[start of Provided data]

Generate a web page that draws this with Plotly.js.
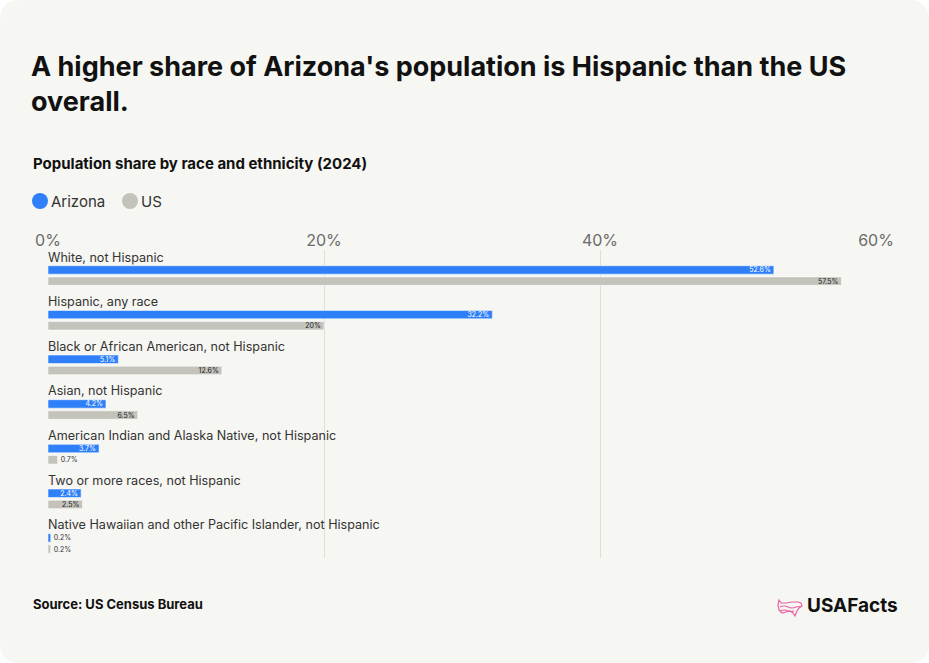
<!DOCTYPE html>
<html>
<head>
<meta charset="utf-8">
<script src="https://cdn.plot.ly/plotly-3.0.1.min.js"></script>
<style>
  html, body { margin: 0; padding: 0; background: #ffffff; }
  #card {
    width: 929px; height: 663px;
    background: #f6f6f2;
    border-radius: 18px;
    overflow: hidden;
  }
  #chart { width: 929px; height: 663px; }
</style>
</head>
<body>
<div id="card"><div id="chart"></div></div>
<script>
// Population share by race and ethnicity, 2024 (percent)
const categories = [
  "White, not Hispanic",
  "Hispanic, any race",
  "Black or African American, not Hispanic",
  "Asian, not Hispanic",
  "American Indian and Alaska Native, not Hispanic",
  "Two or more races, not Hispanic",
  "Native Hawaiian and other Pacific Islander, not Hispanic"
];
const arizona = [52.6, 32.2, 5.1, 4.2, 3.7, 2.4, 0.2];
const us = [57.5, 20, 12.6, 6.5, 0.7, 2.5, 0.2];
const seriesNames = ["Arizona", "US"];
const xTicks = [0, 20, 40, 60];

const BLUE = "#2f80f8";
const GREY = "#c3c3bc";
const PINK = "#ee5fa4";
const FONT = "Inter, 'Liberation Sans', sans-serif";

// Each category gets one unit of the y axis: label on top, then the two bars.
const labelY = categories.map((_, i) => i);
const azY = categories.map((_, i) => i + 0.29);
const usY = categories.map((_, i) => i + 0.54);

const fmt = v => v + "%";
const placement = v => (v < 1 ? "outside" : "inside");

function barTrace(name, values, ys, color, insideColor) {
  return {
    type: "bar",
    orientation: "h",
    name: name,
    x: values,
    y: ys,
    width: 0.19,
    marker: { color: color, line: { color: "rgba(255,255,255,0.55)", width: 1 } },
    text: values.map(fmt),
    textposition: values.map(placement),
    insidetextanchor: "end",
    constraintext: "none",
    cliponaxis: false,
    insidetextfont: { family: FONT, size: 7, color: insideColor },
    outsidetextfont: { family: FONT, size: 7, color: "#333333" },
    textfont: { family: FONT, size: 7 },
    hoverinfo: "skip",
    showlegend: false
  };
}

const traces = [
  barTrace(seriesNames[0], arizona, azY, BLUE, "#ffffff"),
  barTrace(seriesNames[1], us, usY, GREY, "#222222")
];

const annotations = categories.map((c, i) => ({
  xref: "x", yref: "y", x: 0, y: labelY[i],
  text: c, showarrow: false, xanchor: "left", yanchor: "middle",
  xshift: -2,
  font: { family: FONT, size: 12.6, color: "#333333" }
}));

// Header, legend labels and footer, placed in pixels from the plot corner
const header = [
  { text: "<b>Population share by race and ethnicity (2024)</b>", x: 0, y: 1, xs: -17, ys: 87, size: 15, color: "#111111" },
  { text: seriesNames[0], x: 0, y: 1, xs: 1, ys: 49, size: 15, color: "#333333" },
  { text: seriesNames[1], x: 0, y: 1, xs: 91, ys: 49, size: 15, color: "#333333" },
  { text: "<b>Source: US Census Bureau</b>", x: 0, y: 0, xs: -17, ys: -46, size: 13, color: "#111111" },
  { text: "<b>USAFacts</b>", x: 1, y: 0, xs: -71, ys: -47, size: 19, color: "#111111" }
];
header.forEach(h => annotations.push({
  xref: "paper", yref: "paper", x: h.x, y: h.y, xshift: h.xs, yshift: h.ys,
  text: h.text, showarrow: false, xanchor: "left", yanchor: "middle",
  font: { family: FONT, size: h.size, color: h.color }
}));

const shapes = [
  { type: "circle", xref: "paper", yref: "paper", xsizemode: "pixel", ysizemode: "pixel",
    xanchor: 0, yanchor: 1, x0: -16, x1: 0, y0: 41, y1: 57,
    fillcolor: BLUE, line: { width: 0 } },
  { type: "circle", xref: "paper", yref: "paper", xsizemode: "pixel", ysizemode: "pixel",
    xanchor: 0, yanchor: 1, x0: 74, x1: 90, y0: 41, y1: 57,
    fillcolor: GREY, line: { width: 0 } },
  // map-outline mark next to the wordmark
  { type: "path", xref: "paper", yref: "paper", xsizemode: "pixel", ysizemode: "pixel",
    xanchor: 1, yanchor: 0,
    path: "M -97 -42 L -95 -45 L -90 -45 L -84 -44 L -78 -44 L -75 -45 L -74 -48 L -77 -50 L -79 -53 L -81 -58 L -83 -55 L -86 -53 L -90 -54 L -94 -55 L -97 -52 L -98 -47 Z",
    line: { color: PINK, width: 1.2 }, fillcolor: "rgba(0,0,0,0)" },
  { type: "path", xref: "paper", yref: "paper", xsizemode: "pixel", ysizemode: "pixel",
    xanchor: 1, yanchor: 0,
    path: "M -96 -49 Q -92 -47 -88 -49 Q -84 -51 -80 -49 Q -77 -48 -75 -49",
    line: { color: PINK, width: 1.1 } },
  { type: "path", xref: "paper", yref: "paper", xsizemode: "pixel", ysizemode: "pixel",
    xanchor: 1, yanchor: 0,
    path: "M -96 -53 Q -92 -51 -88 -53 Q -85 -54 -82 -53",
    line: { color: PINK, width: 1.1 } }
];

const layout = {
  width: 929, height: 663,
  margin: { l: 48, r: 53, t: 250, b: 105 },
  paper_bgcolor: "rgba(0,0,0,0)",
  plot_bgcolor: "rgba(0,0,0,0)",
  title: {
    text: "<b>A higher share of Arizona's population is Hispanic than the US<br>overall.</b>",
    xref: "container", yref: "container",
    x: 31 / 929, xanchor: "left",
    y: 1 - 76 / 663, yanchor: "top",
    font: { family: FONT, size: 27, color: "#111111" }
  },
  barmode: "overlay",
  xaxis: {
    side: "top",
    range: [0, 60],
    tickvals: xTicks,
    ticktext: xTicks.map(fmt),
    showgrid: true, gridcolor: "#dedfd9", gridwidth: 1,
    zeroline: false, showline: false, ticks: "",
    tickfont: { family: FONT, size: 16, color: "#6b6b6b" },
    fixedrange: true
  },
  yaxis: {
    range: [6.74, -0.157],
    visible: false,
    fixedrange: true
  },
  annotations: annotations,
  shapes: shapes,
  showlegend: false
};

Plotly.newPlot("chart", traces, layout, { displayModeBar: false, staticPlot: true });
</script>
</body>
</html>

[end of Provided data]

■ Task instructions
Reproduce the listing word for word and omit its pictures.

■ Right answer
Generate a web page that draws this with Plotly.js.
<!DOCTYPE html>
<html>
<head>
<meta charset="utf-8">
<script src="https://cdn.plot.ly/plotly-3.0.1.min.js"></script>
<style>
  html, body { margin: 0; padding: 0; background: #ffffff; }
  #card {
    width: 929px; height: 663px;
    background: #f6f6f2;
    border-radius: 18px;
    overflow: hidden;
  }
  #chart { width: 929px; height: 663px; }
</style>
</head>
<body>
<div id="card"><div id="chart"></div></div>
<script>
// Population share by race and ethnicity, 2024 (percent)
const categories = [
  "White, not Hispanic",
  "Hispanic, any race",
  "Black or African American, not Hispanic",
  "Asian, not Hispanic",
  "American Indian and Alaska Native, not Hispanic",
  "Two or more races, not Hispanic",
  "Native Hawaiian and other Pacific Islander, not Hispanic"
];
const arizona = [52.6, 32.2, 5.1, 4.2, 3.7, 2.4, 0.2];
const us = [57.5, 20, 12.6, 6.5, 0.7, 2.5, 0.2];
const seriesNames = ["Arizona", "US"];
const xTicks = [0, 20, 40, 60];

const BLUE = "#2f80f8";
const GREY = "#c3c3bc";
const PINK = "#ee5fa4";
const FONT = "Inter, 'Liberation Sans', sans-serif";

// Each category gets one unit of the y axis: label on top, then the two bars.
const labelY = categories.map((_, i) => i);
const azY = categories.map((_, i) => i + 0.29);
const usY = categories.map((_, i) => i + 0.54);

const fmt = v => v + "%";
const placement = v => (v < 1 ? "outside" : "inside");

function barTrace(name, values, ys, color, insideColor) {
  return {
    type: "bar",
    orientation: "h",
    name: name,
    x: values,
    y: ys,
    width: 0.19,
    marker: { color: color, line: { color: "rgba(255,255,255,0.55)", width: 1 } },
    text: values.map(fmt),
    textposition: values.map(placement),
    insidetextanchor: "end",
    constraintext: "none",
    cliponaxis: false,
    insidetextfont: { family: FONT, size: 7, color: insideColor },
    outsidetextfont: { family: FONT, size: 7, color: "#333333" },
    textfont: { family: FONT, size: 7 },
    hoverinfo: "skip",
    showlegend: false
  };
}

const traces = [
  barTrace(seriesNames[0], arizona, azY, BLUE, "#ffffff"),
  barTrace(seriesNames[1], us, usY, GREY, "#222222")
];

const annotations = categories.map((c, i) => ({
  xref: "x", yref: "y", x: 0, y: labelY[i],
  text: c, showarrow: false, xanchor: "left", yanchor: "middle",
  xshift: -2,
  font: { family: FONT, size: 12.6, color: "#333333" }
}));

// Header, legend labels and footer, placed in pixels from the plot corner
const header = [
  { text: "<b>Population share by race and ethnicity (2024)</b>", x: 0, y: 1, xs: -17, ys: 87, size: 15, color: "#111111" },
  { text: seriesNames[0], x: 0, y: 1, xs: 1, ys: 49, size: 15, color: "#333333" },
  { text: seriesNames[1], x: 0, y: 1, xs: 91, ys: 49, size: 15, color: "#333333" },
  { text: "<b>Source: US Census Bureau</b>", x: 0, y: 0, xs: -17, ys: -46, size: 13, color: "#111111" },
  { text: "<b>USAFacts</b>", x: 1, y: 0, xs: -71, ys: -47, size: 19, color: "#111111" }
];
header.forEach(h => annotations.push({
  xref: "paper", yref: "paper", x: h.x, y: h.y, xshift: h.xs, yshift: h.ys,
  text: h.text, showarrow: false, xanchor: "left", yanchor: "middle",
  font: { family: FONT, size: h.size, color: h.color }
}));

const shapes = [
  { type: "circle", xref: "paper", yref: "paper", xsizemode: "pixel", ysizemode: "pixel",
    xanchor: 0, yanchor: 1, x0: -16, x1: 0, y0: 41, y1: 57,
    fillcolor: BLUE, line: { width: 0 } },
  { type: "circle", xref: "paper", yref: "paper", xsizemode: "pixel", ysizemode: "pixel",
    xanchor: 0, yanchor: 1, x0: 74, x1: 90, y0: 41, y1: 57,
    fillcolor: GREY, line: { width: 0 } },
  // map-outline mark next to the wordmark
  { type: "path", xref: "paper", yref: "paper", xsizemode: "pixel", ysizemode: "pixel",
    xanchor: 1, yanchor: 0,
    path: "M -97 -42 L -95 -45 L -90 -45 L -84 -44 L -78 -44 L -75 -45 L -74 -48 L -77 -50 L -79 -53 L -81 -58 L -83 -55 L -86 -53 L -90 -54 L -94 -55 L -97 -52 L -98 -47 Z",
    line: { color: PINK, width: 1.2 }, fillcolor: "rgba(0,0,0,0)" },
  { type: "path", xref: "paper", yref: "paper", xsizemode: "pixel", ysizemode: "pixel",
    xanchor: 1, yanchor: 0,
    path: "M -96 -49 Q -92 -47 -88 -49 Q -84 -51 -80 -49 Q -77 -48 -75 -49",
    line: { color: PINK, width: 1.1 } },
  { type: "path", xref: "paper", yref: "paper", xsizemode: "pixel", ysizemode: "pixel",
    xanchor: 1, yanchor: 0,
    path: "M -96 -53 Q -92 -51 -88 -53 Q -85 -54 -82 -53",
    line: { color: PINK, width: 1.1 } }
];

const layout = {
  width: 929, height: 663,
  margin: { l: 48, r: 53, t: 250, b: 105 },
  paper_bgcolor: "rgba(0,0,0,0)",
  plot_bgcolor: "rgba(0,0,0,0)",
  title: {
    text: "<b>A higher share of Arizona's population is Hispanic than the US<br>overall.</b>",
    xref: "container", yref: "container",
    x: 31 / 929, xanchor: "left",
    y: 1 - 76 / 663, yanchor: "top",
    font: { family: FONT, size: 27, color: "#111111" }
  },
  barmode: "overlay",
  xaxis: {
    side: "top",
    range: [0, 60],
    tickvals: xTicks,
    ticktext: xTicks.map(fmt),
    showgrid: true, gridcolor: "#dedfd9", gridwidth: 1,
    zeroline: false, showline: false, ticks: "",
    tickfont: { family: FONT, size: 16, color: "#6b6b6b" },
    fixedrange: true
  },
  yaxis: {
    range: [6.74, -0.157],
    visible: false,
    fixedrange: true
  },
  annotations: annotations,
  shapes: shapes,
  showlegend: false
};

Plotly.newPlot("chart", traces, layout, { displayModeBar: false, staticPlot: true });
</script>
</body>
</html>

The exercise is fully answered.